Não será de estranhar que uma estratégia eleitoral que se pretenda minimamente vencedora passe por propor só “boas notícias”. A realidade, porém, estará lá, no pós-eleições, obrigando os políticos a colocarem os pés no chão.


Os políticos socorrem-se com frequência de “inverdades”. Eufemismo para mentiras, que são sempre acompanhadas de estados de “consciência tranquila” e recorrentes “esquecimentos”.

A utilização da mentira na ação pública tem consequências, que nuns casos desaparecem na voragem dos dias, substituídas pelo impacto de novas mentiras; noutros, cristalizam no tempo, porque dão jeito e deixam os políticos contemporâneos com truques que não assumem como seus, mas dos quais se aproveitam e não abdicam.

Ilustrando esta última situação, pense-se na regra de atualização das pensões de reforma. Possivelmente não são muitos os cidadãos que têm presente que tal atualização não ocorre para pensões de reforma que tenham sido atribuídas há menos de um ano. Ou seja, alguém que se reforme no decurso do ano t só verá a sua pensão atualizada no ano t+2. Esta regra, vertida sobre a forma de Lei, é um estratagema para tornar opaca para os cidadãos a redução do valor real da respetiva pensão. Por exemplo, em 2024 a atualização das pensões rondou os 6%. Se um cidadão se reformou no ano precedente com uma pensão de 2.000 euros mensais isso significa que deixa de receber 120 euros em cada mês enquanto a pensão durar, ou seja 1.680 por ano, 42.000 euros se dela usufruir durante 25 anos. Os números serão ainda mais relevantes se se considerar o efeito da capitalização dessa perda mensal, que deixa de ser considerada para sempre em futuras atualizações anuais. Não há dúvida de que tal Lei foi pensada e concretizada para, de forma encapotada, usando a denominada “ilusão monetária”, reduzir o valor das pensões.  

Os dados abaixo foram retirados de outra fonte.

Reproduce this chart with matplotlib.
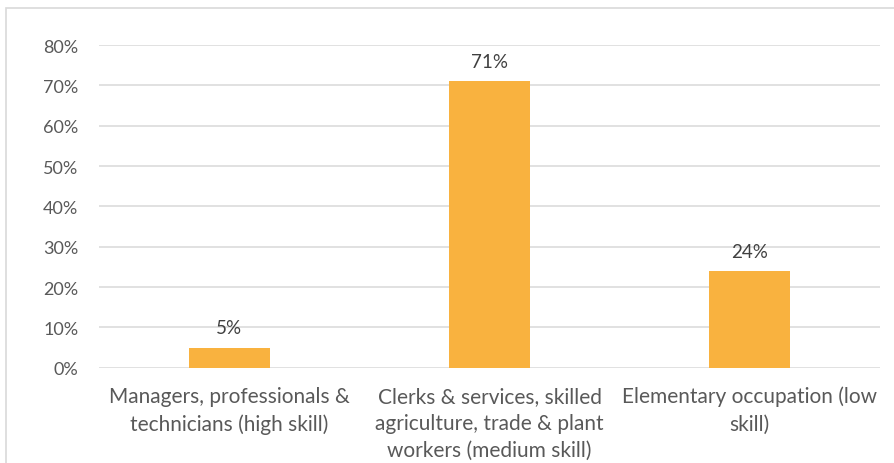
import matplotlib.pyplot as plt
from matplotlib.patches import Rectangle
from matplotlib.ticker import PercentFormatter

plt.rcParams['font.family'] = ['Lato', 'DejaVu Sans']

# udział zatrudnionych wg poziomu kwalifikacji
kategorie = [
    'Managers, professionals &\ntechnicians (high skill)',
    'Clerks & services, skilled\nagriculture, trade & plant\nworkers (medium skill)',
    'Elementary occupation (low\nskill)',
]
udzialy = [0.05, 0.71, 0.24]
etykiety = ['5%', '71%', '24%']

szary = '#595959'

fig = plt.figure(figsize=(8.94, 4.64), dpi=100)
ax = fig.add_axes([99 / 894, 95.3 / 464, 781 / 894, 322.7 / 464])

# ramka wokół wykresu (ucięta z prawej i od dołu)
fig.patches.append(Rectangle((5.5 / 894, -0.1), 1.2, (464 - 8.5) / 464 + 0.1,
                             transform=fig.transFigure, fill=False,
                             edgecolor='#D9D9D9', linewidth=1.2))

x = range(len(kategorie))
slupki = ax.bar(x, udzialy, width=0.31, color='#F9B23F', zorder=3)

for s, tekst in zip(slupki, etykiety):
    ax.annotate(tekst, (s.get_x() + s.get_width() / 2, s.get_height()),
                xytext=(0, 8), textcoords='offset points',
                ha='center', va='bottom', fontsize=13.5, color='#404040')

ax.set_xlim(-0.5, 2.5)
ax.set_ylim(0, 0.8)
ax.set_yticks([i / 10 for i in range(9)])
ax.yaxis.set_major_formatter(PercentFormatter(1.0, decimals=0))
ax.set_xticks(list(x))
ax.set_xticklabels(kategorie, fontsize=15, color=szary, linespacing=1.45)
ax.tick_params(axis='y', length=0, pad=15, labelsize=13, labelcolor=szary)
ax.tick_params(axis='x', length=0, pad=13)

ax.grid(axis='y', color='#D9D9D9', linewidth=1.1, zorder=0)
for strona in ax.spines.values():
    strona.set_visible(False)

plt.savefig('out.png', dpi=100)
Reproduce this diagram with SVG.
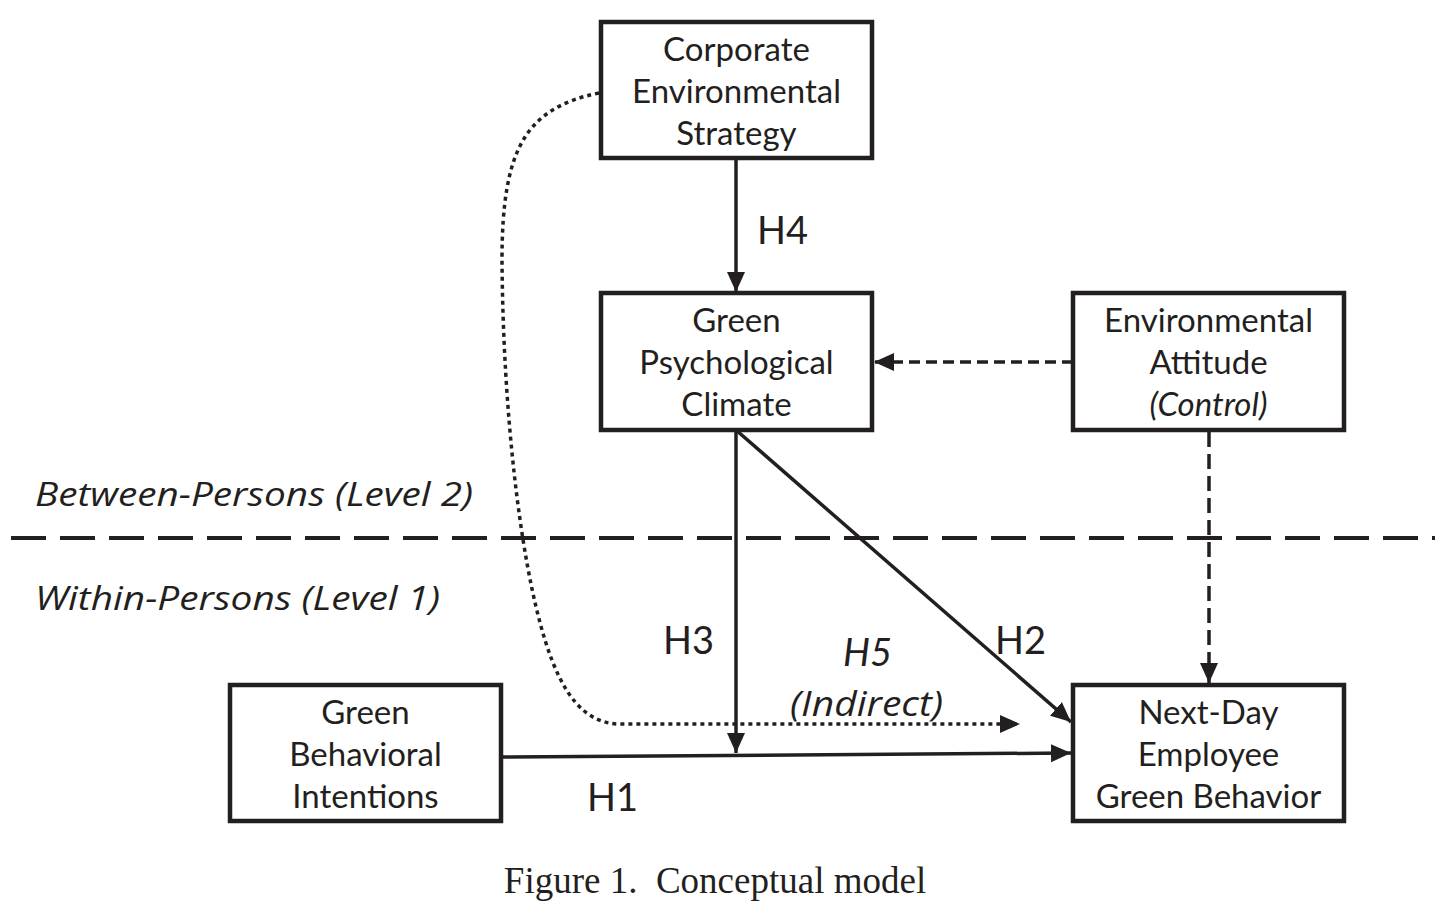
<svg xmlns="http://www.w3.org/2000/svg" width="1443" height="913" viewBox="0 0 1443 913">
<style>
.box{fill:#fff;stroke:#231f20;stroke-width:4.5}
.t{font-family:Lato,"Open Sans",sans-serif;font-size:33px;fill:#231f20;text-anchor:middle}
.h{font-family:Lato,"Open Sans",sans-serif;font-size:38px;fill:#231f20}
.i{font-style:italic}
.lvl{font-family:"Open Sans",Lato,sans-serif;font-size:33px;font-style:italic;fill:#231f20}
.ln{fill:none;stroke:#231f20;stroke-width:3.5}
</style>
<defs>
<marker id="ah" markerUnits="userSpaceOnUse" markerWidth="22" markerHeight="20" refX="20" refY="10" orient="auto">
<path d="M0,1 L20,10 L0,19 Z" fill="#231f20"/>
</marker>
</defs>
<rect width="1443" height="913" fill="#fff"/>
<g id="divider">
<line x1="11" y1="538" x2="1435" y2="538" stroke="#231f20" stroke-width="4" stroke-dasharray="35 14"/>
</g>
<g id="connectors">
<line class="ln" x1="736" y1="158" x2="736" y2="292" marker-end="url(#ah)"/>
<line class="ln" x1="736" y1="430" x2="736" y2="753" marker-end="url(#ah)"/>
<line class="ln" x1="736" y1="430" x2="1071" y2="722" marker-end="url(#ah)"/>
<line class="ln" x1="501" y1="757" x2="1071" y2="753" marker-end="url(#ah)"/>
<line class="ln" x1="1073" y1="362" x2="874" y2="362" stroke-dasharray="11 6" marker-end="url(#ah)"/>
<line class="ln" x1="1209" y1="432" x2="1209" y2="683" stroke-dasharray="15 7" marker-end="url(#ah)"/>
<path class="ln" d="M599,93 C525,108 502,150 502,260 C503,410 520,560 545,640 C562,695 585,724 620,724 L1020,724" stroke-width="4" stroke-dasharray="4 4" marker-end="url(#ah)"/>
</g>
<g id="corporate">
<rect class="box" x="601" y="22" width="271" height="136"/>
<text class="t" x="736.5" y="61">Corporate</text>
<text class="t" x="736.5" y="103">Environmental</text>
<text class="t" x="736.5" y="145">Strategy</text>
</g>
<g id="climate">
<rect class="box" x="601" y="293" width="271" height="137"/>
<text class="t" x="736.5" y="332">Green</text>
<text class="t" x="736.5" y="374">Psychological</text>
<text class="t" x="736.5" y="416">Climate</text>
</g>
<g id="attitude">
<rect class="box" x="1073" y="293" width="271" height="137"/>
<text class="t" x="1208.5" y="332">Environmental</text>
<text class="t" x="1208.5" y="374">Attitude</text>
<text class="t i" x="1208.5" y="416">(Control)</text>
</g>
<g id="intentions">
<rect class="box" x="230" y="685" width="271" height="136"/>
<text class="t" x="365.5" y="724">Green</text>
<text class="t" x="365.5" y="766">Behavioral</text>
<text class="t" x="365.5" y="808">Intentions</text>
</g>
<g id="behavior">
<rect class="box" x="1073" y="685" width="271" height="136"/>
<text class="t" x="1208.5" y="724">Next-Day</text>
<text class="t" x="1208.5" y="766">Employee</text>
<text class="t" x="1208.5" y="808">Green Behavior</text>
</g>
<g id="labels">
<text class="h" x="757" y="244">H4</text>
<text class="h" x="663" y="654">H3</text>
<text class="h" x="995" y="654">H2</text>
<text class="h i" x="843" y="666">H5</text>
<text class="lvl" x="790" y="716" style="font-size:35px" textLength="153" lengthAdjust="spacingAndGlyphs">(Indirect)</text>
<text class="h" x="587" y="811">H1</text>
<text class="lvl" x="35" y="506" textLength="438" lengthAdjust="spacingAndGlyphs">Between-Persons (Level 2)</text>
<text class="lvl" x="35" y="610" textLength="405" lengthAdjust="spacingAndGlyphs">Within-Persons (Level 1)</text>
</g>
<text x="715" y="893" font-family="'Liberation Serif',serif" font-size="37" fill="#231f20" text-anchor="middle" xml:space="preserve">Figure 1.  Conceptual model</text>
</svg>
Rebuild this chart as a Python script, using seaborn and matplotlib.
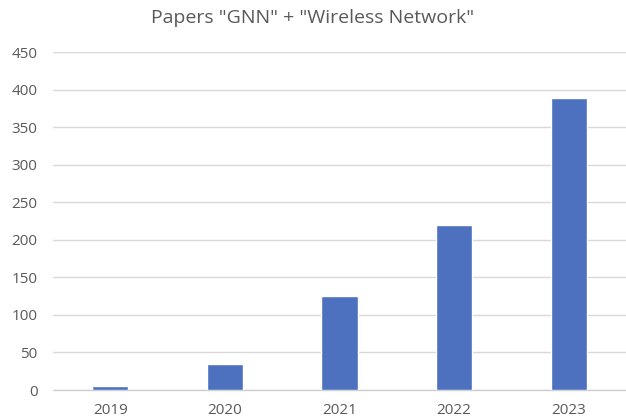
import matplotlib
matplotlib.use("Agg")
import matplotlib.pyplot as plt
import seaborn as sns
import pandas as pd

years = ["2019", "2020", "2021", "2022", "2023"]
papers = [5, 34, 125, 220, 389]
y_ticks = [0, 50, 100, 150, 200, 250, 300, 350, 400, 450]

sns.set_theme(style="white")
plt.rcParams["font.family"] = ["Open Sans", "DejaVu Sans"]

df = pd.DataFrame({"year": years, "papers": papers})

fig = plt.figure(figsize=(6.26, 4.2), dpi=100)
ax = fig.add_axes([53 / 626, 1 - 390 / 420, 573 / 626, 338 / 420])

sns.barplot(data=df, x="year", y="papers", color="#4D71BF", width=0.315,
            saturation=1, ax=ax, zorder=3)

ax.set_ylim(0, 450)
ax.set_yticks(y_ticks)
ax.set_xlim(-0.5, len(years) - 0.5)
ax.grid(axis="y", color="#D9D9D9", linewidth=1, zorder=0)
for s in ["top", "right", "left"]:
    ax.spines[s].set_visible(False)
ax.spines["bottom"].set_color("#D0D0D0")
ax.spines["bottom"].set_linewidth(1)
ax.tick_params(axis="both", length=0, colors="#595959", labelsize=11)
ax.tick_params(axis="y", pad=11)
ax.tick_params(axis="x", pad=9)
ax.set_xlabel("")
ax.set_ylabel("")

fig.text(0.5, 1 - 18 / 420, 'Papers "GNN" + "Wireless Network"', ha="center",
         va="center", fontsize=14, color="#595959")

fig.savefig("out.png", dpi=100)
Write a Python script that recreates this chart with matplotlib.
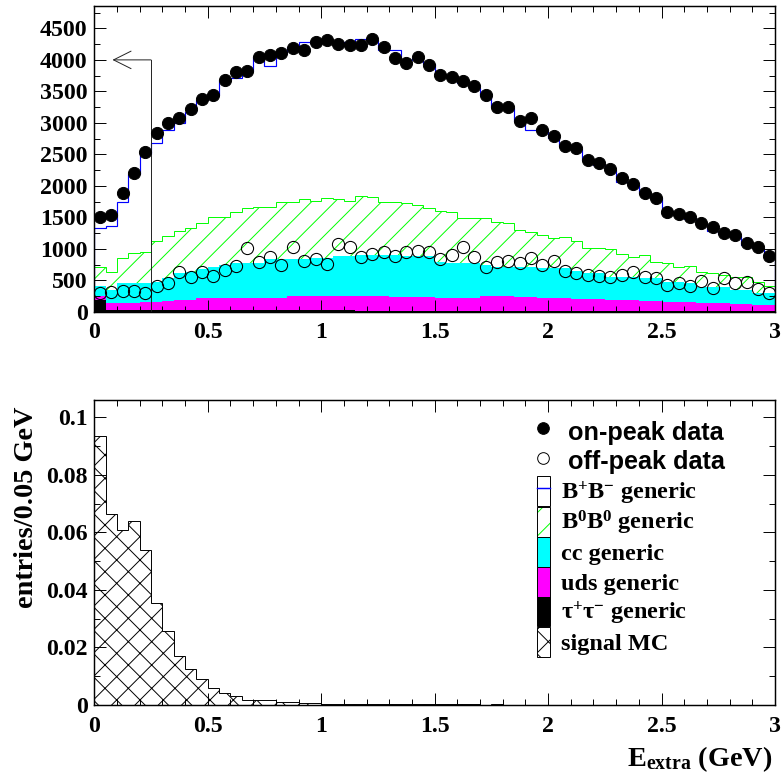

Não se fique com a ideia, porém, de que apenas os políticos que estão no poder mentem. Não, longe disso. É um facto que as mentiras destes são mais visíveis, ou pelas consequências concretas que têm ou porque ficam vertidas em diplomas legais ou, simplesmente, porque eles são mais escrutinados. No entanto, de modo mais visível nos extremos do espectro político, nos partidos populistas, as inverdades tornam-se a regra, são muitas e grandes. Pense-se, por exemplo, nas propostas do partido Chega para aumento das pensões ou nas do Bloco de Esquerda para dar tudo a todos. Certamente que quem faz essas propostas sabe que elas são inexequíveis, mas apresenta-as com o ar de seriedade que é necessário para iludir os eleitores.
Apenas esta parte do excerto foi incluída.